The U.S. banking industry may slowly end the practice of collecting overdraft fees, after decades of raking in billions of dollars from financially struggling customers, due to public pressure.
All of this comes on the heels of a Dec. 1 report from the Consumer Financial Protection Bureau (CFPB), which may lead to more government scrutiny.
“The reports show banks, including big banks, continue to rely on these fees as a major source of revenue. Rather than competing on transparent, upfront pricing, large financial institutions are still hooked on exploitative junk fees that can quickly drain a family’s bank account,” Rohit Chopra, director of the CFPB, said in a press statement.
“The bottom line is that we will make sure that this market is upfront, not underhanded. The last quarter was a blockbuster quarter for banks, taking in $69 billion in net income. Consumers are handing over billions of dollars of their hard-earned money in these fees, even during a pandemic,” he said.
Lawmakers, regulators, and consumer advocates have been applying pressure on banks for years to ease their reliance on the lucrative practice, which took off in the 1990s.
The CFPB and other regulators were put in charge of reining in overdraft fee revenues by Congress after the 2008 financial crisis.
There has been a recent trend of smaller banks moving to eliminate or reduce the widely unpopular fees to attract more clients during the pandemic.
In June, Ally Bank, the 18th largest U.S. bank, said they were putting an end to overdraft fees on all accounts after waving them in March 2020, to prevent customers from falling behind financially due to the pandemic.
Some of the large U.S. banks are following the trend by reducing the amount they charge after an overdraft, making it more difficult to trigger an overdraft fee or eliminating overdraft fees altogether.
The large institutions are unlikely to terminate the revenue-generating measure completely, but will aim to reduce the undue burden on financially stressed customers.
On Dec. 1, Capital One, the nation’ s sixth largest bank, announced that it would completely eliminate all overdraft fees and non-sufficient fund fees beginning in early 2022, becoming the first large bank to do so.
Soon after that announcement, it’s rival, JPMorgan Chase said that it will give its customers more ways to avoid paying overdraft service fees next year.
Chase account holders will have a full day after overdrawing their account to replenish their balance, and can access their direct deposit payroll funds two days early.
PNC announced new account features such as low-balance alerts and a grace period that will help consumers avoid overdraft fees and limit overdraft fees to one per day.

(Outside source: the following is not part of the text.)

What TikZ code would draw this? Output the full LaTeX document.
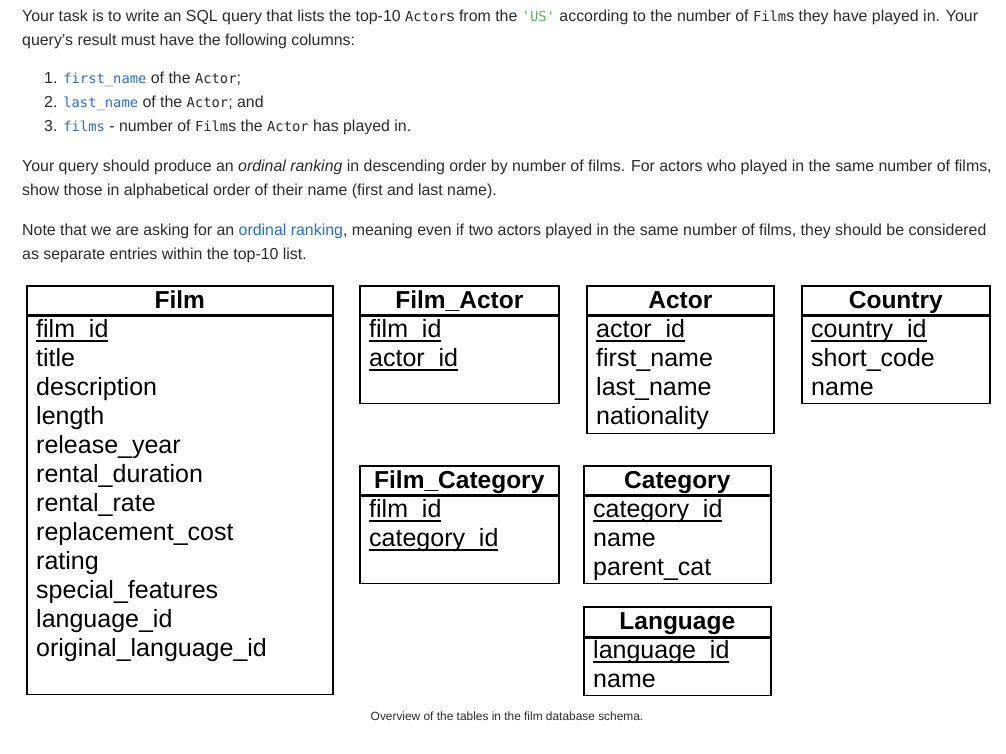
\documentclass[tikz,border=0pt]{standalone}
\usepackage{fontspec}
\setmainfont{Liberation Sans}
\newfontfamily\tblfont{Liberation Sans}
\newfontfamily\codefont{DejaVu Sans Mono}
\usetikzlibrary{positioning}
\usepackage{xcolor}

\definecolor{bodytext}{HTML}{2B2B2B}
\definecolor{codeblue}{HTML}{2F6FC4}
\definecolor{codegreen}{HTML}{5CB85C}
\definecolor{linkblue}{HTML}{2A6EC0}

\newcommand\sqlcode[1]{{\codefont\fontsize{13.8}{16}\selectfont #1}}
\newcommand\sqlfield[1]{\textcolor{codeblue}{\sqlcode{#1}}}
\newcommand\sqlstr[1]{\textcolor{codegreen}{\sqlcode{#1}}}
\newcommand\pk[1]{\setbox0\hbox{#1}\rlap{\rule[-4.5pt]{\wd0}{1.8pt}}\box0}
% one column of table rows, baseline on the first row
\newcommand\tblcol[1]{\vtop{\let\\\cr\halign{##\hfil\cr#1\crcr}}}

\tikzset{
  para/.style={anchor=base west, inner sep=0pt, text=bodytext, font=\fontsize{15.9}{24}\selectfont},
  tblhead/.style={draw, line width=1.6pt, anchor=north west, inner sep=0pt, minimum height=29pt, text height=17pt, text depth=1pt, font=\tblfont\bfseries\fontsize{24.5}{29}\selectfont},
  tblbody/.style={draw, line width=1.6pt, anchor=north west, inner sep=0pt},
  tblrows/.style={anchor=base west, inner sep=0pt, font=\tblfont\fontsize{25}{29}\selectfont}
}

\begin{document}
\begin{tikzpicture}[x=1pt,y=-1pt]
    \useasboundingbox[fill=white] (0,0) rectangle (1006,753);

    % task text
    \node[para] (line1) at (22,21.5) {Your task is to write an SQL query that lists the top-10 \sqlcode{Actor}s from the \sqlstr{\textquotesingle US\textquotesingle} according to the number of \sqlcode{Film}s they have played in. Your};
    \node[para] (line2) at (22,45.5) {query's result must have the following columns:};

    % columns list
    \node[para] (item1) at (44,83.5) {1. \sqlfield{first\_name} of the \sqlcode{Actor};};
    \node[para] (item2) at (44,107.5) {2. \sqlfield{last\_name} of the \sqlcode{Actor}; and};
    \node[para] (item3) at (44,131.5) {3. \sqlfield{films} - number of \sqlcode{Film}s the \sqlcode{Actor} has played in.};

    % ranking text
    \node[para] (rank1) at (22,171.5) {Your query should produce an \textit{ordinal ranking} in descending order by number of films. For actors who played in the same number of films,};
    \node[para] (rank2) at (22,195.5) {show those in alphabetical order of their name (first and last name).};
    \node[para] (note1) at (22,235.5) {Note that we are asking for an \textcolor{linkblue}{ordinal ranking}, meaning even if two actors played in the same number of films, they should be considered};
    \node[para] (note2) at (22,259.5) {as separate entries within the top-10 list.};

    % Film
    \node[tblhead, minimum width=306pt] (film) at (26,285) {Film};
    \node[tblbody, minimum width=306pt, minimum height=378pt] (filmbody) at (film.south west) {};
    \node[tblrows] (filmrows) at ([xshift=10pt,yshift=-21.5pt]filmbody.north west)
        {\tblcol{\pk{film\_id}\\ title\\ description\\ length\\ release\_year\\ rental\_duration\\ rental\_rate\\ replacement\_cost\\ rating\\ special\_features\\ language\_id\\ original\_language\_id}};

    % Film_Actor
    \node[tblhead, minimum width=199pt] (filmactor) at (359,285) {Film\_Actor};
    \node[tblbody, minimum width=199pt, minimum height=87pt] (filmactorbody) at (filmactor.south west) {};
    \node[tblrows] (filmactorrows) at ([xshift=10pt,yshift=-21.5pt]filmactorbody.north west)
        {\tblcol{\pk{film\_id}\\ \pk{actor\_id}}};

    % Actor
    \node[tblhead, minimum width=187pt] (actor) at (586,285) {Actor};
    \node[tblbody, minimum width=187pt, minimum height=117pt] (actorbody) at (actor.south west) {};
    \node[tblrows] (actorrows) at ([xshift=10pt,yshift=-21.5pt]actorbody.north west)
        {\tblcol{\pk{actor\_id}\\ first\_name\\ last\_name\\ nationality}};

    % Country
    \node[tblhead, minimum width=188pt] (country) at (801,285) {Country};
    \node[tblbody, minimum width=188pt, minimum height=87pt] (countrybody) at (country.south west) {};
    \node[tblrows] (countryrows) at ([xshift=10pt,yshift=-21.5pt]countrybody.north west)
        {\tblcol{\pk{country\_id}\\ short\_code\\ name}};

    % Film_Category
    \node[tblhead, minimum width=199pt] (filmcat) at (359,465) {Film\_Category};
    \node[tblbody, minimum width=199pt, minimum height=87pt] (filmcatbody) at (filmcat.south west) {};
    \node[tblrows] (filmcatrows) at ([xshift=10pt,yshift=-21.5pt]filmcatbody.north west)
        {\tblcol{\pk{film\_id}\\ \pk{category\_id}}};

    % Category
    \node[tblhead, minimum width=187pt] (category) at (583,465) {Category};
    \node[tblbody, minimum width=187pt, minimum height=87pt] (categorybody) at (category.south west) {};
    \node[tblrows] (categoryrows) at ([xshift=10pt,yshift=-21.5pt]categorybody.north west)
        {\tblcol{\pk{category\_id}\\ name\\ parent\_cat}};

    % Language
    \node[tblhead, minimum width=187pt, minimum height=30pt] (language) at (583,606) {Language};
    \node[tblbody, minimum width=187pt, minimum height=57pt] (languagebody) at (language.south west) {};
    \node[tblrows] (languagerows) at ([xshift=10pt,yshift=-20.5pt]languagebody.north west)
        {\tblcol{\pk{language\_id}\\ name}};

    % caption
    \node[anchor=base, inner sep=0pt, text=bodytext, font=\fontsize{11.9}{14}\selectfont] (caption) at (507,720)
        {Overview of the tables in the film database schema.};
\end{tikzpicture}
\end{document}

The bank earned nearly $273 million in overdraft fee revenue last year, according to S&P Global.
Revenue from overdraft fees fell to $8.82 billion last year from $11.68 billion in 2019, according to data from S&P Global Market Intelligence.
Banks took in $6.13 billion in overdraft revenue in the first nine months of 2021.
Despite an outcry from Democrats on the Hill, regulators in Washington do not plan to force banks to abolish the practice of overdraft fees.
Michael Hsu, the acting head of the Office of the Comptroller of the Currency, said at a press conference that “low- to no-cost overdrafts” would allow those living paycheck to paycheck “to pay their bills on time, avoid high-cost alternatives and improve their credit profile.”
Hsu praised recent changes to overdraft policies by certain banks that could serve as a model for the industry.